If all of the coefficients are known numeric values, then you can try to use solve. There is a good chance that no analytical solution exists however. Think of it like this. The basic idea is you take one equation, and solve it for say variable 1, then substitute that variable into the others to eliminate variable 1. This is essentially the idea of Gaussian elimination. It works nicely, and if your equations are all low order polynomial, it is possible to do, to some extent.
The problem arises when you start with second order equations, they effectively grow in order. So three second order equations probably turn into two fourth order equations. You can still solve a 4th order equation though, for one of the variables. But now you may end up with one 8th order equation, with only one variable remaining. Just solve that equation. Except, you can't solve an equation of higher than order 4, if your goal is a solution expressible exactly. At best, all you can do in that case is to find a numerical solution, such as that which roots provides.
So solve will probably have a minor hiccup, and be then reduced to finding numerical approximations to the roots. Solve may throw a warning message to that effect. Still ok, as long as you understand what happened.
If you don't have the symbolic toolbox, then you won't be able to use solve anyway. So then you need to use a numerical tool, such as fsolve, from the optimization toolbox. Note that fsolve will find only ONE solution, depending on your starting values for the search.

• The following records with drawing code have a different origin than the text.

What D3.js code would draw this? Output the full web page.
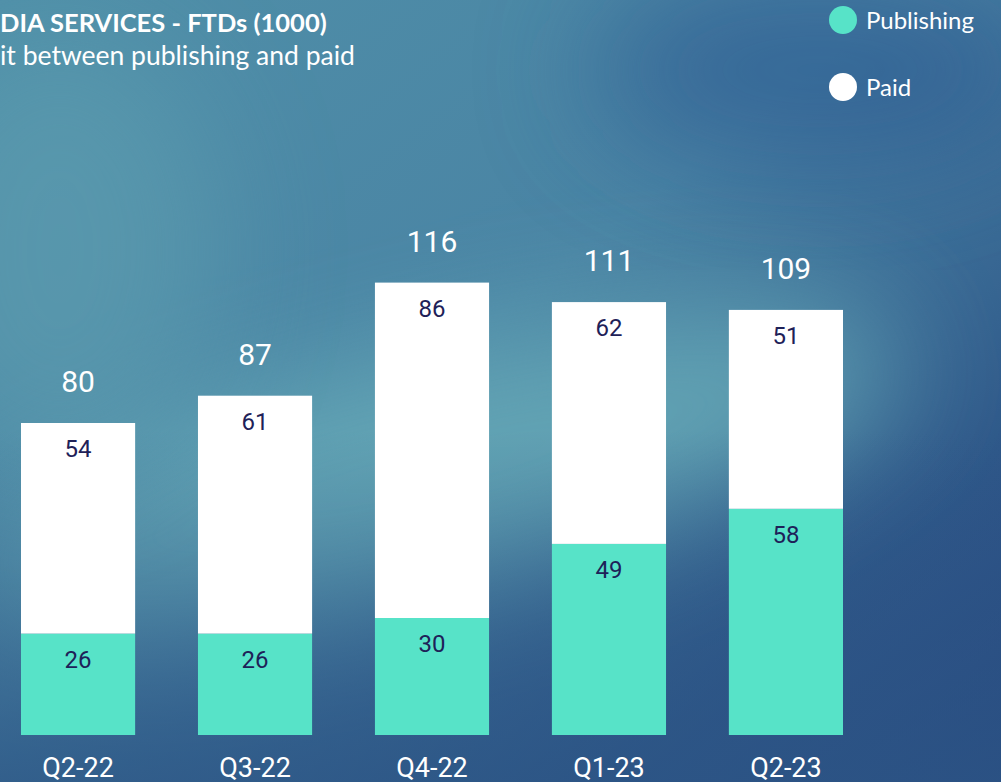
<!DOCTYPE html>
<html>
<head>
<meta charset="utf-8">
<script src="https://cdn.jsdelivr.net/npm/d3@7"></script>
<style>
  html, body { margin: 0; padding: 0; overflow: hidden; background: #3f739a; }
  #chart svg { display: block; }
</style>
</head>
<body>
<div id="chart"></div>
<script>
const categories = ["Q2-22", "Q3-22", "Q4-22", "Q1-23", "Q2-23"]
const publishing = [26, 26, 30, 49, 58]
const paid = [54, 61, 86, 62, 51]
const totals = [80, 87, 116, 111, 109]
const seriesNames = ["Publishing", "Paid"]

const width = 1001, height = 782
const colors = { Publishing: "#57e3c8", Paid: "#ffffff" }

const svg = d3.select("#chart").append("svg")
    .attr("width", width)
    .attr("height", height)

// Fond en dégradé
const defs = svg.append("defs")
const base = defs.append("linearGradient").attr("id", "bg")
    .attr("x1", 0).attr("y1", 0).attr("x2", 1).attr("y2", 1)
base.append("stop").attr("offset", 0).attr("stop-color", "#4f8fa8")
base.append("stop").attr("offset", 0.45).attr("stop-color", "#4a84a4")
base.append("stop").attr("offset", 0.8).attr("stop-color", "#2e5688")
base.append("stop").attr("offset", 1).attr("stop-color", "#27467f")

const blur = defs.append("filter").attr("id", "blur")
    .attr("x", "-50%").attr("y", "-50%").attr("width", "200%").attr("height", "200%")
blur.append("feGaussianBlur").attr("stdDeviation", 60)

const bottomFade = defs.append("linearGradient").attr("id", "bottomFade")
    .attr("x1", 0).attr("y1", 0).attr("x2", 0).attr("y2", 1)
bottomFade.append("stop").attr("offset", 0.55).attr("stop-color", "#2c5585").attr("stop-opacity", 0)
bottomFade.append("stop").attr("offset", 1).attr("stop-color", "#2c5585").attr("stop-opacity", 0.75)

svg.append("rect").attr("width", width).attr("height", height).attr("fill", "url(#bg)")
svg.append("ellipse")
    .attr("cx", 430).attr("cy", 470).attr("rx", 480).attr("ry", 120)
    .attr("transform", "rotate(-14 430 470)")
    .attr("fill", "#68abb8").attr("opacity", 0.85)
    .attr("filter", "url(#blur)")
svg.append("ellipse")
    .attr("cx", 60).attr("cy", 250).attr("rx", 160).attr("ry", 220)
    .attr("fill", "#5e9fb0").attr("opacity", 0.6)
    .attr("filter", "url(#blur)")
svg.append("ellipse")
    .attr("cx", 820).attr("cy", 70).attr("rx", 230).attr("ry", 100)
    .attr("fill", "#2c5690").attr("opacity", 0.6)
    .attr("filter", "url(#blur)")
svg.append("rect").attr("width", width).attr("height", height).attr("fill", "url(#bottomFade)")

// Echelles
const x = d3.scaleBand().domain(categories).range([21, 843]).paddingInner(0.355).paddingOuter(0)
const y = d3.scaleLinear().domain([0, 120]).range([735, 267])

const rows = categories.map((c, i) => ({ cat: c, Publishing: publishing[i], Paid: paid[i], total: totals[i] }))
const stacked = d3.stack().keys(seriesNames)(rows)

const bars = svg.append("g").attr("class", "bars")
stacked.forEach(layer => {
    bars.append("g")
        .selectAll("rect")
        .data(layer)
        .join("rect")
        .attr("x", d => x(d.data.cat))
        .attr("width", x.bandwidth())
        .attr("y", d => y(d[1]))
        .attr("height", d => y(d[0]) - y(d[1]))
        .attr("fill", colors[layer.key])
})

// Valeurs des segments
stacked.forEach(layer => {
    svg.append("g")
        .selectAll("text")
        .data(layer)
        .join("text")
        .attr("x", d => x(d.data.cat) + x.bandwidth() / 2)
        .attr("y", d => y(d[1]) + 34)
        .attr("text-anchor", "middle")
        .attr("font-family", "Roboto, sans-serif")
        .attr("font-size", 24)
        .attr("fill", "#1e2158")
        .text(d => d[1] - d[0])
})

// Totaux
svg.append("g")
    .selectAll("text")
    .data(rows)
    .join("text")
    .attr("x", d => x(d.cat) + x.bandwidth() / 2)
    .attr("y", d => y(d.Publishing + d.Paid) - 31)
    .attr("text-anchor", "middle")
    .attr("font-family", "Roboto, sans-serif")
    .attr("font-size", 30)
    .attr("fill", "#ffffff")
    .text(d => d.total)

// Axe X
const xAxis = svg.append("g")
    .attr("transform", "translate(0,735)")
    .call(d3.axisBottom(x).tickSize(0).tickPadding(42))
xAxis.select(".domain").remove()
xAxis.selectAll("text")
    .attr("font-family", "Roboto, sans-serif")
    .attr("font-size", 27)
    .attr("fill", "#ffffff")
    .attr("dy", 0)

// Titre
svg.append("text")
    .attr("x", 0).attr("y", 32)
    .attr("font-family", "Lato, sans-serif")
    .attr("font-weight", 700)
    .attr("font-size", 25.5)
    .attr("fill", "#ffffff")
    .text("DIA SERVICES - FTDs (1000)")
svg.append("text")
    .attr("x", 0).attr("y", 65)
    .attr("font-family", "Lato, sans-serif")
    .attr("font-size", 26.5)
    .attr("fill", "#ffffff")
    .text("it between publishing and paid")

// Légende
const legend = svg.append("g")
    .selectAll("g")
    .data(seriesNames)
    .join("g")
    .attr("transform", (d, i) => "translate(843," + (20 + i * 67) + ")")
legend.append("circle").attr("r", 14).attr("fill", d => colors[d])
legend.append("text")
    .attr("x", 23).attr("y", 9)
    .attr("font-family", "Lato, sans-serif")
    .attr("font-size", 24)
    .attr("fill", "#ffffff")
    .text(d => d)
</script>
</body>
</html>
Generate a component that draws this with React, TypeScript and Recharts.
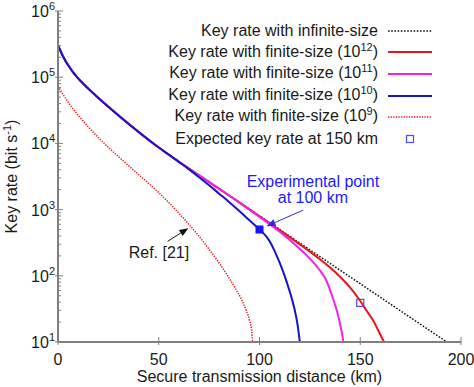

Finally, you could also formulate the problem for a tool from the global optimization toolbox. Since it deals with optimization instead of rootfinding though, you will need to minimize the sum of squares of the deviations from zero for all the three equations. You could even do that with fminsearch of course.
If you don't have one of those toolboxes, then rather than writing code, buy the symbolic or optimization toolbox (whichever would then apply).